Making and breaking friendships has again dominated calls to the children's telephone helpline What's Up.
The Auckland-based service says calls about peer relationships increased from 21.3 per cent of its calls in 2003 to 25.5 per cent last year - well ahead of the next biggest issue, bullying.
The service is aimed at children aged 5 to 18, with most callers aged between 7 and 12. Two-thirds of callers are girls.
The director of the Kids Help Foundation which runs the helpline, Grant Taylor, said the figures showed that parents often had the wrong ideas about what their children worried about.
"The adult perception is that drugs and alcohol and suicide are important, but really, fortunately, those affect only a small proportion of children and young people.

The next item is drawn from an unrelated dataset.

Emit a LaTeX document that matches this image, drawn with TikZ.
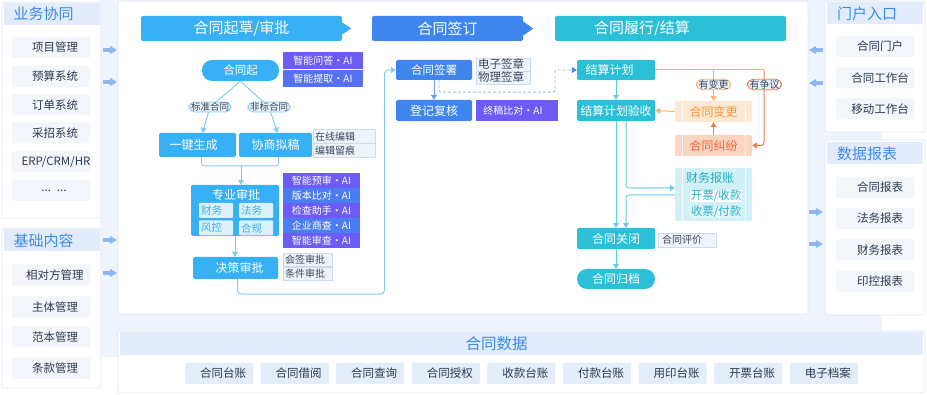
\documentclass[tikz,border=0pt]{standalone}
\usepackage{fontspec}
\setmainfont{Noto Sans CJK SC}
\usetikzlibrary{arrows.meta}
\definecolor{bgblue}{HTML}{EEF3FC}
\definecolor{pborder}{HTML}{DFE7F3}
\definecolor{hdrfill}{HTML}{E2ECFB}
\definecolor{hdrtext}{HTML}{3D8AF0}
\definecolor{itemfill}{HTML}{F3F6FA}
\definecolor{datafill}{HTML}{E4EDF9}
\definecolor{dtext}{HTML}{2C3A52}
\definecolor{tagtext}{HTML}{3A465C}
\definecolor{csky}{HTML}{38B0F5}
\definecolor{cblue}{HTML}{3E86EE}
\definecolor{cteal}{HTML}{2CC0D8}
\definecolor{aipurple}{HTML}{6C5CF5}
\definecolor{aiblue}{HTML}{4B7CF0}
\definecolor{aiindigo}{HTML}{5570F2}
\definecolor{tagfill}{HTML}{EEF4FB}
\definecolor{tagdraw}{HTML}{CFDCEE}
\definecolor{elabfill}{HTML}{EAF2FB}
\definecolor{subfill}{HTML}{DDF1FD}
\definecolor{linesky}{HTML}{80CCF7}
\definecolor{lineblue}{HTML}{6A9FF1}
\definecolor{lineteal}{HTML}{62D0E4}
\definecolor{orl}{HTML}{F9B56C}
\definecolor{ord}{HTML}{F27C47}
\definecolor{chgfill}{HTML}{FDE8D3}
\definecolor{chgtext}{HTML}{F2983A}
\definecolor{dspfill}{HTML}{FCD4C2}
\definecolor{dsptext}{HTML}{EE6633}
\definecolor{finfill}{HTML}{D2F0F7}
\definecolor{fintext}{HTML}{24AFC8}
\definecolor{sarrow}{HTML}{8EB6F4}
\definecolor{dashc}{HTML}{A3BCE6}
\newcommand\fsz[1]{\fontsize{#1}{#1}\selectfont}
\pgfdeclarelayer{bg}
\pgfdeclarelayer{wires}
\pgfsetlayers{bg,wires,main}
\tikzset{
 panel/.style={draw=pborder, fill=white, line width=0.7pt, rounded corners=1.5pt},
 hdr/.style={fill=hdrfill, text=hdrtext, font=\fsz{15}, minimum height=22pt, text width=76pt, align=left, inner xsep=10pt, inner ysep=0pt},
 item/.style={fill=itemfill, text=dtext, font=\fsz{11.5}, minimum width=78pt, minimum height=21pt, inner sep=0pt, rounded corners=1pt},
 ditem/.style={fill=datafill, text=dtext, font=\fsz{11.5}, minimum width=68pt, minimum height=21pt, inner sep=0pt, rounded corners=1pt},
 blk/.style={fill=#1, text=white, font=\fsz{11.5}, inner sep=0pt, rounded corners=1.5pt},
 pillbox/.style={blk=#1, rounded corners=10pt},
 ban/.style={fill=#1, text=white, font=\fsz{15}, inner sep=0pt, rounded corners=2pt, minimum height=25pt},
 ai/.style={fill=#1, text=white, font=\fsz{10}, inner sep=0pt, minimum width=79pt, minimum height=15pt},
 tag/.style={fill=tagfill, draw=tagdraw, line width=0.5pt, text=tagtext, font=\fsz{10}, inner sep=0pt, inner xsep=2pt, align=left},
 elab/.style={fill=elabfill, draw=#1, line width=0.8pt, text=tagtext, font=\fsz{9.5}, inner sep=0.6pt, inner xsep=2pt, rounded corners=5.5pt},
 sub/.style={fill=subfill, text=csky, font=\fsz{10.5}, minimum height=15pt, inner sep=0pt, inner xsep=2pt, text width=30pt, align=left, rounded corners=1pt},
 wire/.style={draw=#1, line width=1pt},
 tip/.style={-{Triangle[width=6pt,length=5pt]}},
 rarr/.pic={\fill[sarrow] (-7,-2) rectangle (0,2); \fill[sarrow] (0,-4) -- (7,0) -- (0,4) -- cycle;},
 larr/.pic={\fill[sarrow] (7,-2) rectangle (0,2); \fill[sarrow] (0,-4) -- (-7,0) -- (0,4) -- cycle;}
}
\begin{document}
\begin{tikzpicture}[x=1pt,y=-1pt]
\useasboundingbox (0,0) rectangle (927,395);
\begin{pgfonlayer}{bg}
\fill[white] (0,0) rectangle (927,395);
\fill[bgblue] (100,0) rectangle (882,357);
\draw[panel] (2,2) rectangle (101,218);
\draw[panel] (2,228) rectangle (101,388);
\draw[panel] (825,1) rectangle (925,132);
\draw[panel] (825,140) rectangle (925,315);
\draw[panel] (118,1) rectangle (808,314);
\draw[panel] (118,331) rectangle (925,393);
\end{pgfonlayer}

% ---------- left panels ----------
\node[hdr] (hA) at (51.5,14) {业务协同};
\node[item] (a1) at (51,47.5) {\hspace*{8pt}项目管理};
\node[item] (a2) at (51,76.5) {\hspace*{8pt}预算系统};
\node[item] (a3) at (51,105) {\hspace*{8pt}订单系统};
\node[item] (a4) at (51,133) {\hspace*{8pt}采招系统};
\node[item] (a5) at (51,162) {\hspace*{10pt}ERP/CRM/HR};
\node[item] (a6) at (51,190.5) {\hspace*{6pt}...\hspace{6pt}...};
\node[hdr] (hB) at (51.5,240.5) {基础内容};
\node[item] (b1) at (51,275) {\hspace*{8pt}相对方管理};
\node[item] (b2) at (51,307) {\hspace*{8pt}主体管理};
\node[item] (b3) at (51,337) {\hspace*{8pt}范本管理};
\node[item] (b4) at (51,368.5) {\hspace*{8pt}条款管理};
\pic at (110,50) {rarr};
\pic at (110,82) {rarr};
\pic at (110,240) {rarr};
\pic at (110,273) {rarr};

% ---------- right panels ----------
\node[hdr] (hC) at (875,13.5) {门户入口};
\node[item] (c1) at (875,46.5) {\hspace*{10pt}合同门户};
\node[item] (c2) at (875,78) {\hspace*{10pt}合同工作台};
\node[item] (c3) at (875,109) {\hspace*{10pt}移动工作台};
\node[hdr] (hD) at (875,153.5) {数据报表};
\node[item] (e1) at (875,187.5) {\hspace*{10pt}合同报表};
\node[item] (e2) at (875,218.5) {\hspace*{10pt}法务报表};
\node[item] (e3) at (875,250) {\hspace*{10pt}财务报表};
\node[item] (e4) at (875,281.5) {\hspace*{10pt}印控报表};
\pic at (816,50) {larr};
\pic at (816,83) {larr};
\pic at (816,212) {rarr};
\pic at (816,244) {rarr};

% ---------- bottom data panel ----------
\node[fill=hdrfill, minimum width=803pt, minimum height=23pt, inner sep=0pt] (hE) at (521.5,343.5) {};
\node[text=hdrtext, font=\fsz{15.5}, inner sep=0pt] (hEt) at (496.5,343.5) {合同数据};
\foreach \t [count=\i from 0] in {合同台账,合同借阅,合同查询,合同授权,收款台账,付款台账,用印台账,开票台账,电子档案}
  \node[ditem] (d\i) at ({219+75.6*\i},373.5) {\hspace*{8pt}\t};

% ---------- phase banners ----------
\node[ban=csky, minimum width=201pt] (p1) at (241.5,28.5) {合同起草/审批};
\fill[csky] ([yshift=6pt]p1.east) -- ([xshift=9pt]p1.east) -- ([yshift=-6pt]p1.east) -- cycle;
\node[ban=cblue, minimum width=151pt] (p2) at (447.5,28.5) {合同签订};
\fill[cblue] ([yshift=7pt]p2.east) -- ([xshift=10pt]p2.east) -- ([yshift=-7pt]p2.east) -- cycle;
\node[ban=cteal, minimum width=231pt] (p3) at (670.5,28.5) {合同履行/结算\hspace*{57pt}};

% ---------- phase 1 ----------
\node[pillbox=csky, minimum width=77pt, minimum height=21pt, font=\fsz{11.5}] (hq) at (240.5,70.5) {合同起};
\node[ai=aipurple, minimum width=80pt, minimum height=17pt] (q1) at (323,60.5) {智能问答·AI};
\node[ai=aiindigo, minimum width=80pt, minimum height=17pt] (q2) at (323,78.5) {智能提取·AI};
\node[elab=linesky] (l1) at (210,107) {标准合同};
\node[elab=linesky] (l2) at (269,107) {非标合同};
\node[blk=csky, minimum width=77pt, minimum height=24pt, font=\fsz{12}] (yj) at (197.5,145) {一键生成\hspace*{8pt}};
\node[blk=csky, minimum width=73pt, minimum height=24pt, font=\fsz{12}] (xs) at (275.5,145) {协商拟稿};
\node[tag, text width=58pt, minimum height=14pt] (t1) at (344,136.5) {在线编辑};
\node[tag, text width=58pt, minimum height=14pt] (t2) at (344,150.5) {编辑留痕};
\coordinate (m) at (241,166);
\node[blk=csky, minimum width=88pt, minimum height=51pt] (zy) at (235,210.5) {};
\node[text=white, font=\fsz{12}, inner sep=0pt] (zyt) at (236,194.5) {专业审批};
\node[sub] (s1) at (216,210.5) {财务};
\node[sub] (s2) at (256,210.5) {法务};
\node[sub] (s3) at (216,228) {风控};
\node[sub] (s4) at (256,228) {合规};
\node[ai=aipurple, minimum width=77pt] (r1) at (321.5,180.5) {智能预审·AI};
\node[ai=aiblue, minimum width=77pt] (r2) at (321.5,195.5) {版本比对·AI};
\node[ai=aipurple, minimum width=77pt] (r3) at (321.5,210.5) {检查助手·AI};
\node[ai=aiblue, minimum width=77pt] (r4) at (321.5,225.5) {企业商查·AI};
\node[ai=aipurple, minimum width=77pt] (r5) at (321.5,240.5) {智能审查·AI};
\node[blk=csky, minimum width=85pt, minimum height=22pt, font=\fsz{12}] (jc) at (235.5,268) {\hspace*{8pt}决策审批};
\node[tag, text width=45pt, minimum height=13pt] (t3) at (307.5,260) {会签审批};
\node[tag, text width=45pt, minimum height=13pt] (t4) at (307.5,273.5) {条件审批};

% ---------- phase 2 ----------
\node[blk=cblue, minimum width=76pt, minimum height=20pt] (qs) at (434,70) {合同签署};
\node[tag, font=\fsz{11.5}, text width=50pt, minimum height=13pt] (t5) at (503,64.5) {电子签章};
\node[tag, font=\fsz{11.5}, text width=50pt, minimum height=13pt] (t6) at (503,77.5) {物理签章};
\node[blk=cblue, minimum width=76pt, minimum height=21pt, font=\fsz{12}] (dj) at (434,110.5) {登记复核};
\node[ai=aipurple, minimum width=82pt, minimum height=21pt] (q3) at (517,110.5) {终稿比对·AI\hspace*{8pt}};

% ---------- phase 3 ----------
\node[blk=cteal, minimum width=78pt, minimum height=20pt, font=\fsz{12}] (jh) at (616,70) {结算计划\hspace*{13pt}};
\node[blk=cteal, minimum width=78pt, minimum height=21pt, font=\fsz{11.8}] (jys) at (616,110.5) {结算计划验收};
\node[blk=chgfill, text=chgtext, minimum width=77pt, minimum height=21pt, font=\fsz{12}] (bg) at (713.5,111.5) {合同变更};
\node[blk=dspfill, text=dsptext, minimum width=77pt, minimum height=21pt, font=\fsz{12}] (jf) at (713.5,145.5) {合同纠纷};
\node[blk=finfill, minimum width=77pt, minimum height=53pt] (cw) at (713.5,194.5) {};
\foreach \n in {bg,jf,cw}{
  \draw[white, line width=0.8pt, opacity=0.8] ([xshift=8pt]\n.north west) -- ([xshift=8pt]\n.south west);
  \draw[white, line width=0.8pt, opacity=0.8] ([xshift=-7pt]\n.north east) -- ([xshift=-7pt]\n.south east);
}
\node[text=fintext, font=\fsz{12}, inner sep=0pt] (cwt) at (710,178) {财务报账};
\node[fill=white, text=fintext, font=\fsz{11.5}, inner sep=0.5pt] (cw1) at (716,196) {开票/收款};
\node[fill=finfill!60!white, text=fintext, font=\fsz{11.5}, inner sep=0.5pt] (cw2) at (716,212) {收票/付款};
\node[elab=orl, font=\fsz{10}] (lb1) at (713.5,84.5) {有变更};
\node[elab=ord, font=\fsz{10}] (lb2) at (764.5,84.5) {有争议};
\node[blk=cteal, minimum width=78pt, minimum height=21pt, font=\fsz{12}] (gb) at (616,238.5) {合同关闭};
\node[tag, text width=50pt, inner xsep=4pt, minimum height=14pt] (pj) at (687,240) {合同评价};
\node[pillbox=cteal, minimum width=78pt, minimum height=20pt, font=\fsz{12}] (gd) at (616,279) {合同归档};
\coordinate (or1) at (764,70);

% ---------- connectors ----------
\begin{pgfonlayer}{wires}
\draw[wire=linesky, tip] (hq.south) -- (l1.center) -- ([xshift=5pt]yj.north);
\draw[wire=linesky, tip] (hq.south) -- (l2.center) -- ([xshift=2pt]xs.north);
\draw[wire=linesky, rounded corners=3pt] ([xshift=4pt]yj.south) |- (m) -| ([xshift=3pt]xs.south);
\draw[wire=linesky, tip] (m) -- (m |- zy.north);
\draw[wire=linesky, tip] (zy.south) -- (zy.south |- jc.north);
\draw[wire=linesky, tip, rounded corners=4pt] ([xshift=2pt]jc.south) -- ++(0,15) -- ++(147,0) |- (qs.west);
\draw[wire=lineblue, tip] (qs.south) -- (dj.north);
\draw[draw=dashc, line width=0.9pt, dash pattern=on 3pt off 2pt, rounded corners=2pt,
      -{Triangle[width=6pt,length=5pt,color=cblue]}]
      ([xshift=5pt]qs.south) -- ++(0,12) -- ++(116,0) |- (jh.west);
\draw[wire=lineteal, tip] (jh.south) -- (jys.north);
\draw[wire=lineteal, tip] (jys.south) -- (gb.north);
\draw[wire=lineteal, tip, rounded corners=3pt] ([xshift=10pt]jys.south) |- ([yshift=6.5pt]cw.west);
\draw[wire=lineteal, tip, rounded corners=3pt] ([yshift=-0.5pt]cw.west) -| ([xshift=10pt]gb.north);
\draw[wire=lineteal, tip] (gb.south) -- (gd.north);
\draw[wire=orl] (jh.east) -- (or1);
\draw[wire=orl, tip] (lb1 |- jh.east) -- (bg.north);
\draw[wire=ord, tip, rounded corners=3pt] (or1) |- (jf.east);
\draw[wire=ord, tip] (jf.north) -- (bg.south);
\draw[wire=orl, tip] (bg.west) -- (jys.east);
\end{pgfonlayer}
\end{tikzpicture}
\end{document}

"We know from longitudinal research that peer relationships and associated aspects of social skills and bullying have enormous impact on emotional health from mid-adolescence onwards, so our aim is to engage those pre-teenagers having difficulty and teach them how to cope with those sorts of challenges."
The service started in 2001 with four sponsors - NZ Dairy Foods, Woolworths, Kelloggs, and Griffins.
However, the first three of those have quit over the past four years - NZ Dairy Foods when it was sold to Graeme Hart, Woolworths when it was sold to Progressive Enterprises, and Kelloggs due to a change of corporate policy late last year.
The service picked up one new sponsor last year - Telecom's White Pages, which is holding a fund-raising auction at Ellerslie Racecourse on Thursday night, of the 100 best artworks submitted for the covers of this year's phone directories.
Mr Taylor said the service had a budget of just over $800,000, but would need $1.2 million a year to answer all the calls it receives.